In the listing below, count the lines with "seaborn" and report only the figure.

----

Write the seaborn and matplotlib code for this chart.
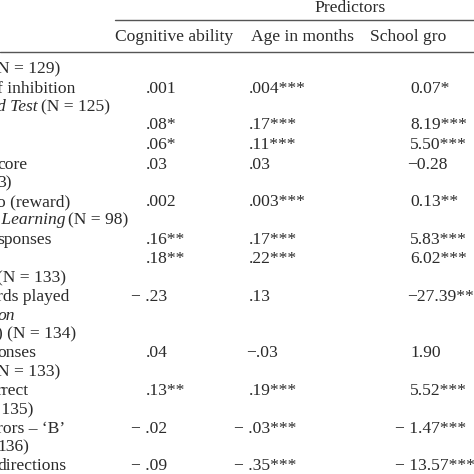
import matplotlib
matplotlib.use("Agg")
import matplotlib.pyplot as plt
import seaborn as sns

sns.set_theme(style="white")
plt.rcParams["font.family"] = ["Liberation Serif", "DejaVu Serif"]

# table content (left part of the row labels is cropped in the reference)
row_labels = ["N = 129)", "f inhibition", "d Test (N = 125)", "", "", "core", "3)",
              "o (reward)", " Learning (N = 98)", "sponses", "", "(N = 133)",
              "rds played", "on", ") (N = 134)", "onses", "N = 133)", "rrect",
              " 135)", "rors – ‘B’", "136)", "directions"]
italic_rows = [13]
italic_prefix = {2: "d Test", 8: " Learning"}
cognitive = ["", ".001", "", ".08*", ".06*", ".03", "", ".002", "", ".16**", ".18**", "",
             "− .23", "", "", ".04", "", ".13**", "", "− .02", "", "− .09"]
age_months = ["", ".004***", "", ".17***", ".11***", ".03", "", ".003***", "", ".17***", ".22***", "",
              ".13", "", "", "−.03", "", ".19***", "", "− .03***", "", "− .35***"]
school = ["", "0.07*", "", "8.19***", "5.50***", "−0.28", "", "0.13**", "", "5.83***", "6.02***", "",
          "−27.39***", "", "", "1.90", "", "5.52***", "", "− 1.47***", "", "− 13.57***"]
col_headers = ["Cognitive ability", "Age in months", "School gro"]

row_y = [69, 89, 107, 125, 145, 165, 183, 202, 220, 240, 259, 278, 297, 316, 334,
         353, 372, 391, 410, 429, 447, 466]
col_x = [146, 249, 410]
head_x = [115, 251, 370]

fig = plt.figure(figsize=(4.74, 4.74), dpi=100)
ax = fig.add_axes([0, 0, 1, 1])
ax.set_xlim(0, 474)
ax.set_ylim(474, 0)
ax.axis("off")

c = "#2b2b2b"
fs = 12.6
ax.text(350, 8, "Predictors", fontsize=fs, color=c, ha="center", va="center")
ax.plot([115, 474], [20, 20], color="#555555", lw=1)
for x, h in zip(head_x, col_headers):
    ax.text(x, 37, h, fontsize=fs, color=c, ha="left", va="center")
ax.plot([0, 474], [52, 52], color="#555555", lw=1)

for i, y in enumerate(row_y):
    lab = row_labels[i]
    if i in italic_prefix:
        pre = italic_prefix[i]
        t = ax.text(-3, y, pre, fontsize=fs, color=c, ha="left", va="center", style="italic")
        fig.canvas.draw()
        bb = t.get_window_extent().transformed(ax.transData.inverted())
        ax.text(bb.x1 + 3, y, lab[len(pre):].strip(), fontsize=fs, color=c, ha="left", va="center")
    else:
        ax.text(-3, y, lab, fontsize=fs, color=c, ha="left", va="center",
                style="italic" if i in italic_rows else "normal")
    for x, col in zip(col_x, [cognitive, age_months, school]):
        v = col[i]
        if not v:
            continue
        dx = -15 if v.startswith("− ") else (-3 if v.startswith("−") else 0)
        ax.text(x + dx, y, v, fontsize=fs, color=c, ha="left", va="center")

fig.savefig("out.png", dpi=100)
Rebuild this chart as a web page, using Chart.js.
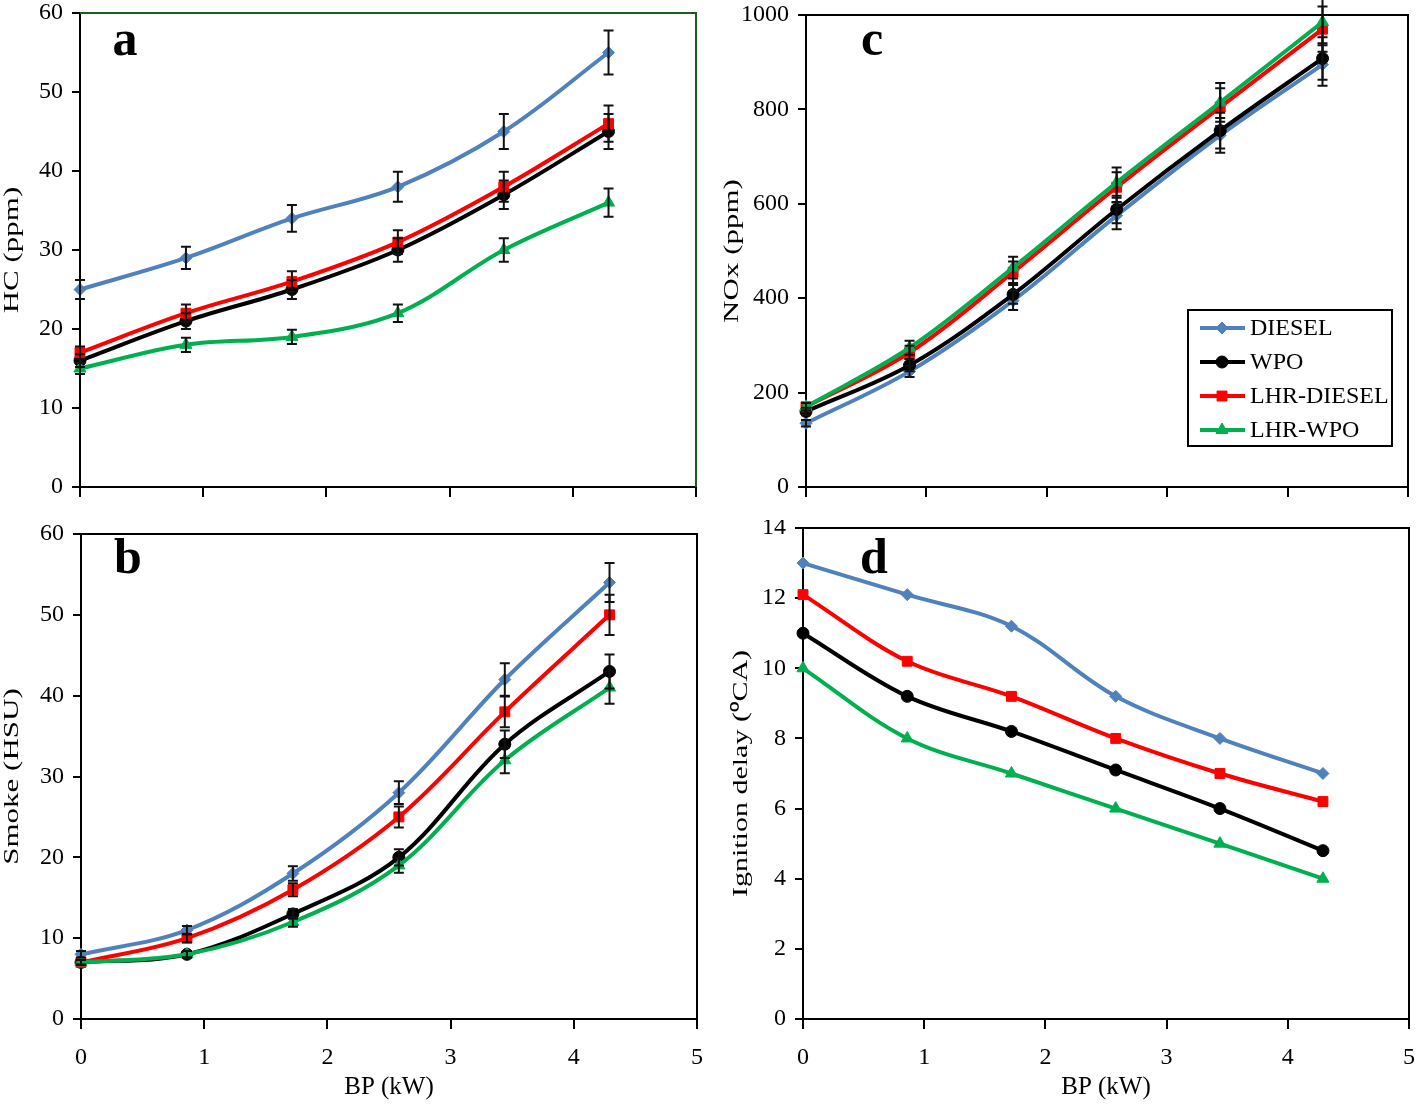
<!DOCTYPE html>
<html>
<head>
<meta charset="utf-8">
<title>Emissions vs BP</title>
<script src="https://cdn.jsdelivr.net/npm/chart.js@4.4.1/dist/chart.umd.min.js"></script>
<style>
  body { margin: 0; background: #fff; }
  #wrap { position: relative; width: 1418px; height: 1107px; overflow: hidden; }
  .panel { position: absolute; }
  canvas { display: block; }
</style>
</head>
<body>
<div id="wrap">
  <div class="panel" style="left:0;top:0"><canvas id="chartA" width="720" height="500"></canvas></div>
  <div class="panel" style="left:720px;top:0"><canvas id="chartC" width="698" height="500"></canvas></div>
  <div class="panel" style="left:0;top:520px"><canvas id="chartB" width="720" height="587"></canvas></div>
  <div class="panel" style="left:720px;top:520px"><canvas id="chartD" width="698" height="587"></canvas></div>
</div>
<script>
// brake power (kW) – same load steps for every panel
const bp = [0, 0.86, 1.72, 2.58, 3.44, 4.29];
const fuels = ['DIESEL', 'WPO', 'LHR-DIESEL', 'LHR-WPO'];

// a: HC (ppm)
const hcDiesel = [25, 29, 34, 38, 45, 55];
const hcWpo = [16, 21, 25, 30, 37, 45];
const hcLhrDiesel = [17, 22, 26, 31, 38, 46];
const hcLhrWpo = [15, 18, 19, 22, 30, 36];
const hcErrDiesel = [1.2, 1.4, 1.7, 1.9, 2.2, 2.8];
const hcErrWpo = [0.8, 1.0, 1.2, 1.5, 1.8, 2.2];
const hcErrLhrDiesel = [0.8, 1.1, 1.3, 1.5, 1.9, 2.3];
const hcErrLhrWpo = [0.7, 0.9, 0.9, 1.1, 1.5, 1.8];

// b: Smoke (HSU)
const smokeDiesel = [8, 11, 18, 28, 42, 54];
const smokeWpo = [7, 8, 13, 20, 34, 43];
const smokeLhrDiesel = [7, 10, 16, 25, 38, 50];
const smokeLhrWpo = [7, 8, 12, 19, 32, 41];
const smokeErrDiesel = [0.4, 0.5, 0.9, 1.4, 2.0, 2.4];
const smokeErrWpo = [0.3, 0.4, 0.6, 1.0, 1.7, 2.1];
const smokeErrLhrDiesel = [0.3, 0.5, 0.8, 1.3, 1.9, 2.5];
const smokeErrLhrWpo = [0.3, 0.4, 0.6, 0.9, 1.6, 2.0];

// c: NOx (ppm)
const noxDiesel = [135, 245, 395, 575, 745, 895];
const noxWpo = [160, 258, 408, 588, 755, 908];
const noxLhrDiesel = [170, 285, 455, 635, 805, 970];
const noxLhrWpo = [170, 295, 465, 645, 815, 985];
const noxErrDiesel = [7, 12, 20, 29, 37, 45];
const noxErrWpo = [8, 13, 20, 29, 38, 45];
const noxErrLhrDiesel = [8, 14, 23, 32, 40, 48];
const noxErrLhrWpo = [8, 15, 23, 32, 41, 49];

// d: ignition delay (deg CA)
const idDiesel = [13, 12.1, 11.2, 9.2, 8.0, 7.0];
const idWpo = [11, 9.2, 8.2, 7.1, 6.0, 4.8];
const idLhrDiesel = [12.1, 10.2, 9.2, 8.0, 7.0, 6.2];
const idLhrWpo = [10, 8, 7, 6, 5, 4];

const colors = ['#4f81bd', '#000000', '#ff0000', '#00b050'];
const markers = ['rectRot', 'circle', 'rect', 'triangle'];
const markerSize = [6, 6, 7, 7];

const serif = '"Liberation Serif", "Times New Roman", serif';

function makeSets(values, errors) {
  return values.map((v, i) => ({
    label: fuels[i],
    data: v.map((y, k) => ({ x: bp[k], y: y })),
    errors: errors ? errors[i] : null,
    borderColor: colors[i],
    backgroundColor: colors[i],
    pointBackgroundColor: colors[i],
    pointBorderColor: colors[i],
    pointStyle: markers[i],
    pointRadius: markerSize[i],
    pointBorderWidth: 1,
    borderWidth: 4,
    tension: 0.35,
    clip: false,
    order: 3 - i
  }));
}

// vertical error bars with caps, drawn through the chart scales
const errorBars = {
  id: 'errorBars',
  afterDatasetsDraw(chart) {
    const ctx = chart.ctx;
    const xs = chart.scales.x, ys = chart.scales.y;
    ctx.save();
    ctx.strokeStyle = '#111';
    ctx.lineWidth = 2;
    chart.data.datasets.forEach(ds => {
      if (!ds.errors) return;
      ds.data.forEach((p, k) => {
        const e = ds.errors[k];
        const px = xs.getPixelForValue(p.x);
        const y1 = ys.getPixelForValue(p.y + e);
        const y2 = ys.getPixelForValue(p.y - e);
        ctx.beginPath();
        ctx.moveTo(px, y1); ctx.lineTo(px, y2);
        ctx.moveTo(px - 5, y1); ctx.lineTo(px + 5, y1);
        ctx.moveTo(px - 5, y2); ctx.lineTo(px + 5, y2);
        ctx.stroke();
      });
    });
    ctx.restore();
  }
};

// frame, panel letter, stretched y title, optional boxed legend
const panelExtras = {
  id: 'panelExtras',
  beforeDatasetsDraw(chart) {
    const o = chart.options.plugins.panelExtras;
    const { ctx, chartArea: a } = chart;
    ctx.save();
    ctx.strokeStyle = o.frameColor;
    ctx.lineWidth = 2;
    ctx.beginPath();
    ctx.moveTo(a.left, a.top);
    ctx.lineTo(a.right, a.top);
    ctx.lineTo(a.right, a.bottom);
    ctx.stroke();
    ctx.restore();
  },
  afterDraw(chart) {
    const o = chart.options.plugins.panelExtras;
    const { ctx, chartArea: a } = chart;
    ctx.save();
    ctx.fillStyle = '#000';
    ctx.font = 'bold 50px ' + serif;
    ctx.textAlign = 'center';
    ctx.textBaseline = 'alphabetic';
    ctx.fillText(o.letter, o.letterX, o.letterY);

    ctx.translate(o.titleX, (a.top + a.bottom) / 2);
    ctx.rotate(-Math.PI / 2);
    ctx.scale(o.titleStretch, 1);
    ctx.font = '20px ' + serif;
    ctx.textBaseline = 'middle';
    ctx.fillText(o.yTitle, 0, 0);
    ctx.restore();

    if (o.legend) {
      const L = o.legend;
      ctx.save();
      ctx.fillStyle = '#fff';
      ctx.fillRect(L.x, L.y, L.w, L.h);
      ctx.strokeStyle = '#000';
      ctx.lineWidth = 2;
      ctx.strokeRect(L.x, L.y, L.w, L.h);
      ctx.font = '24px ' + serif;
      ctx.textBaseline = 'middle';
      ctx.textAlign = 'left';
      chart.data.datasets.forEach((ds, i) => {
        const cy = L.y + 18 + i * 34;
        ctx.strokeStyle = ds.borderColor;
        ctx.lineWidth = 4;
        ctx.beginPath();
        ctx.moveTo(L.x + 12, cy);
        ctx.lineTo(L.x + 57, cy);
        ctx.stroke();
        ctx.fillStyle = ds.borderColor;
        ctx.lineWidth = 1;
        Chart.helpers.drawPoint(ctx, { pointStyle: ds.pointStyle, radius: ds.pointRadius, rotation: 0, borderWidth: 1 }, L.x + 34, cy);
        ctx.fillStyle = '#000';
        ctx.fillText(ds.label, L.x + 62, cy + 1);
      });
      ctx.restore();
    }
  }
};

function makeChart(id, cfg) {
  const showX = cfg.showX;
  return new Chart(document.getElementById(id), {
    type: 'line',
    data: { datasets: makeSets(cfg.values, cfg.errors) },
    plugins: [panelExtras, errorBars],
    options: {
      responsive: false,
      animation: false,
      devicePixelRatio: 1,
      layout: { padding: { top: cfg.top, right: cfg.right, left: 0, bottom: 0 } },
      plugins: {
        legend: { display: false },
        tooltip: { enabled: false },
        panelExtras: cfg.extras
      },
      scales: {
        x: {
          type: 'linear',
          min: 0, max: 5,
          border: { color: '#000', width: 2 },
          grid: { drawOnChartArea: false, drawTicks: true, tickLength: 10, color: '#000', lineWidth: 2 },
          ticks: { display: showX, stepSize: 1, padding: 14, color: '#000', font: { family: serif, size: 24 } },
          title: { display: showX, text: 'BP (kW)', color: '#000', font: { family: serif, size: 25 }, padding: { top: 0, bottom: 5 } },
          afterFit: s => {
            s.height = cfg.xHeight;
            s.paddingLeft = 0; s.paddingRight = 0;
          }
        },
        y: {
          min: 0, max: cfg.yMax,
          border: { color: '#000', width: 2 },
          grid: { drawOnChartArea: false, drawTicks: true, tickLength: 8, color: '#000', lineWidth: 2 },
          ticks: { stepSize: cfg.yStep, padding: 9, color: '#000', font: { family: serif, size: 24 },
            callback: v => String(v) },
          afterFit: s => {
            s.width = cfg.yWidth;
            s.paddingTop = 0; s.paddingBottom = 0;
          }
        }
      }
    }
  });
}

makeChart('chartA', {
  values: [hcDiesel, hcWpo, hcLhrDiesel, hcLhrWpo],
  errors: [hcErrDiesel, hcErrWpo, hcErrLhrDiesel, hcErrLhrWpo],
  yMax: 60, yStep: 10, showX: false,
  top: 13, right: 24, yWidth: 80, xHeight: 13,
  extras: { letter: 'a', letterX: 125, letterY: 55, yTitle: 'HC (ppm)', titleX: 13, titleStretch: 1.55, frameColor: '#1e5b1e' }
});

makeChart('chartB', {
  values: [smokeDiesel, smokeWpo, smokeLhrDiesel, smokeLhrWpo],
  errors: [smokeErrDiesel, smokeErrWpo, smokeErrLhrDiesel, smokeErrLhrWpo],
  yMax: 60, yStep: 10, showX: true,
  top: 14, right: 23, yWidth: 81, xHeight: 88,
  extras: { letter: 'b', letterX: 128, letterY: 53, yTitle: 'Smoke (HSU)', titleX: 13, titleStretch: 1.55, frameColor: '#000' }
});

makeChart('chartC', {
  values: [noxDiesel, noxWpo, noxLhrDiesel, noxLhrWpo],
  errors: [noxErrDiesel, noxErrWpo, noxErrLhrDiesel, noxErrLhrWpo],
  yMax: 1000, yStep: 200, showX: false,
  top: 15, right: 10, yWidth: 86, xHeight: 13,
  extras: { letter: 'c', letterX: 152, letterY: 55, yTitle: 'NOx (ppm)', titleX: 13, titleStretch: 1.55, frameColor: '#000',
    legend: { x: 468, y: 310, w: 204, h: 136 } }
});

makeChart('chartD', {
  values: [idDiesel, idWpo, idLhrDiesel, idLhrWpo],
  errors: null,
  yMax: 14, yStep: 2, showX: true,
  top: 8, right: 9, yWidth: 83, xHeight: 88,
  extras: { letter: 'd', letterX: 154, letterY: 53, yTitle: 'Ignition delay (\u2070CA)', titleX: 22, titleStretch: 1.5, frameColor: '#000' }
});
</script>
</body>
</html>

----

Written solution:
2